Collect all lines from the listing that include the string "this".

*Extracted data:*
# # # # #

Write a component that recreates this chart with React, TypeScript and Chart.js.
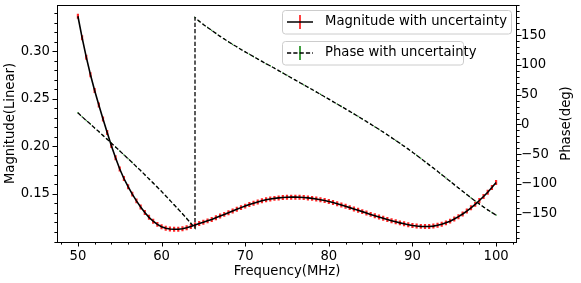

# # # # #

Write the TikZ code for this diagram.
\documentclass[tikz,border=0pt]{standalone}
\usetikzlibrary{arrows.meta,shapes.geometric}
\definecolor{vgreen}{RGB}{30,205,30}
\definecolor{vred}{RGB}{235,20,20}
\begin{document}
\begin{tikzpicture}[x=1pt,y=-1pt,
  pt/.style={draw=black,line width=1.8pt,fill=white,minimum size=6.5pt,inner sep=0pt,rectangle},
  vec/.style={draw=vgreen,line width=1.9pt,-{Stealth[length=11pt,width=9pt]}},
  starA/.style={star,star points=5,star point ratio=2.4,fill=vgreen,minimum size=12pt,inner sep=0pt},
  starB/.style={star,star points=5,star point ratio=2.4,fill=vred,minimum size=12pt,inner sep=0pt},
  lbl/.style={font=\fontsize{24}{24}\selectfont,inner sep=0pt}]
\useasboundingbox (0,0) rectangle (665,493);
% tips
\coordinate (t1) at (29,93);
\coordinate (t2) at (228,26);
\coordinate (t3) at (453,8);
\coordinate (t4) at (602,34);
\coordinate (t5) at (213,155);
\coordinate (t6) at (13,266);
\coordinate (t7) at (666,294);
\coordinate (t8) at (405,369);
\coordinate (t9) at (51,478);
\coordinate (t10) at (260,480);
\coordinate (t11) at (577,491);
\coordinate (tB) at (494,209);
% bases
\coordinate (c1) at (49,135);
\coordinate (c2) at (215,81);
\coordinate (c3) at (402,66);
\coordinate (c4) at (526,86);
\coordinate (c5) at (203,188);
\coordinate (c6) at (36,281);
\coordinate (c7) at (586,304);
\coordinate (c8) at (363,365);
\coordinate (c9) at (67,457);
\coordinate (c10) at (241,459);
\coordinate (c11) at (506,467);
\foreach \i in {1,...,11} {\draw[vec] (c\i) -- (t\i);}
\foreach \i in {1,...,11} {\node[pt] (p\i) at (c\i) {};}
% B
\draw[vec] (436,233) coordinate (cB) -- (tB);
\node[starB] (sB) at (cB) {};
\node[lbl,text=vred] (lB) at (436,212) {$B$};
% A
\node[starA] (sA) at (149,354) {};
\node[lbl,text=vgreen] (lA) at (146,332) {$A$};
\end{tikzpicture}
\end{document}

# # # # #

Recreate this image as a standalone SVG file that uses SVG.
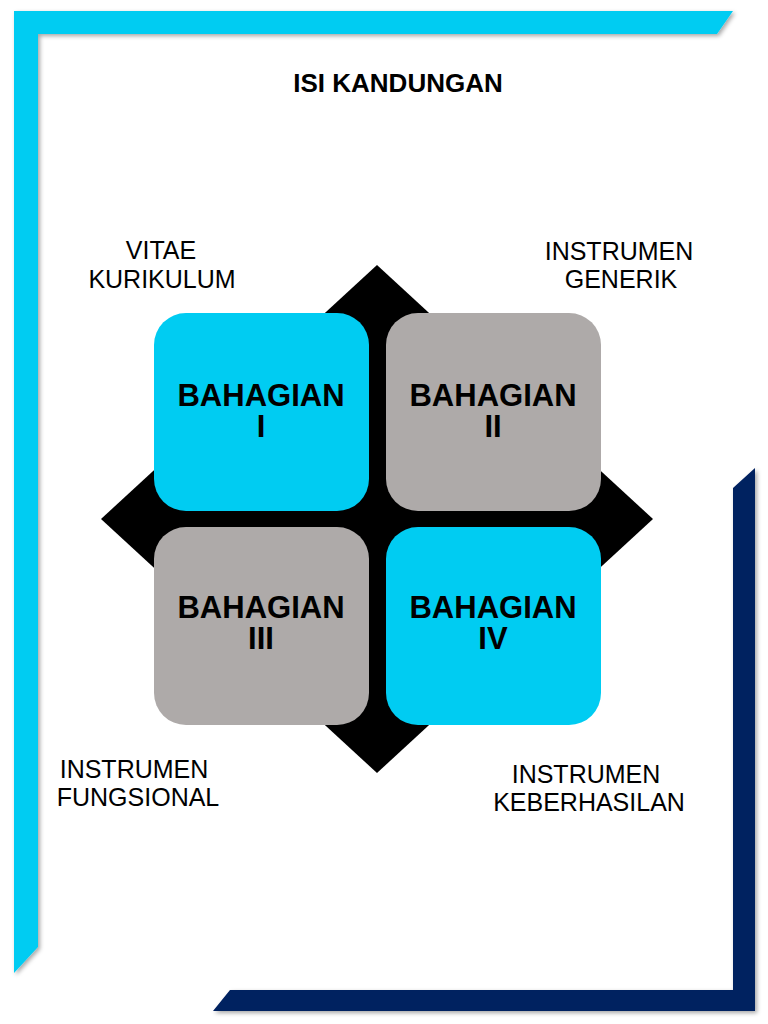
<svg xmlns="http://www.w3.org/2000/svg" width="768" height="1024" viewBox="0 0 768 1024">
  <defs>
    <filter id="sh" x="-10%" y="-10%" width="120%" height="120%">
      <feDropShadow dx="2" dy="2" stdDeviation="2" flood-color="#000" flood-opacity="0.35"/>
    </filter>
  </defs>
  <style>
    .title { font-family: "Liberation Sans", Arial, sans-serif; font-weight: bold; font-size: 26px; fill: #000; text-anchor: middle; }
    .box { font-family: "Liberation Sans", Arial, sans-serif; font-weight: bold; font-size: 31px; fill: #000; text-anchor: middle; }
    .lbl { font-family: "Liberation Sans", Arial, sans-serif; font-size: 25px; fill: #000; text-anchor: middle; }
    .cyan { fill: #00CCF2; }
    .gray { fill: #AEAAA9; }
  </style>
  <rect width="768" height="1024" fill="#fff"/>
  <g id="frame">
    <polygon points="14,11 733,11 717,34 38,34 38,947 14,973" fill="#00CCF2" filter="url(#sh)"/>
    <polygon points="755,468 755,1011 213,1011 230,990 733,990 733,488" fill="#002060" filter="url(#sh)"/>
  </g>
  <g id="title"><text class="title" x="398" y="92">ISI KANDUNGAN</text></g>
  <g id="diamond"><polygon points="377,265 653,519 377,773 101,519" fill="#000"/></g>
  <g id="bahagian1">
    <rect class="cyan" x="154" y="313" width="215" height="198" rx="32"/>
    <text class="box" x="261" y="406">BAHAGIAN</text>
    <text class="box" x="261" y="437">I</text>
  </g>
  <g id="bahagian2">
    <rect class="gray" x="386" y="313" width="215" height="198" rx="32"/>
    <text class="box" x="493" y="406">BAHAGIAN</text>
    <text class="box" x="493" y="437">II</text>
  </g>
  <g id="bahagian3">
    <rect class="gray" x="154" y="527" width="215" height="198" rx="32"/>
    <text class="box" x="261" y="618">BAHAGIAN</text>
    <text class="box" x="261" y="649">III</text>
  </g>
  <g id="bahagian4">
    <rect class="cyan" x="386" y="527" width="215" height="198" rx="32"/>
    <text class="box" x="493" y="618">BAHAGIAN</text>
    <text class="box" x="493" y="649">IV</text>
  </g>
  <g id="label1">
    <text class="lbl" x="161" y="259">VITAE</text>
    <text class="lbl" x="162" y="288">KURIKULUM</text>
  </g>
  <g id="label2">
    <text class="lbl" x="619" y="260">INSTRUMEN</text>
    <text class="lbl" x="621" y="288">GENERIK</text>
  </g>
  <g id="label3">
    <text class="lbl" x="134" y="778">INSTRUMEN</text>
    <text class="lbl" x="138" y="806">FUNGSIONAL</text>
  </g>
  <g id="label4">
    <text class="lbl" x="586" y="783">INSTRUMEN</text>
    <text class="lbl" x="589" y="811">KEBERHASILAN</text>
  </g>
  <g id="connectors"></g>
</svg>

# # # # #

*Response:*
Write a component that recreates this chart with React, TypeScript and Chart.js.
Write the TikZ code for this diagram.
Recreate this image as a standalone SVG file that uses SVG.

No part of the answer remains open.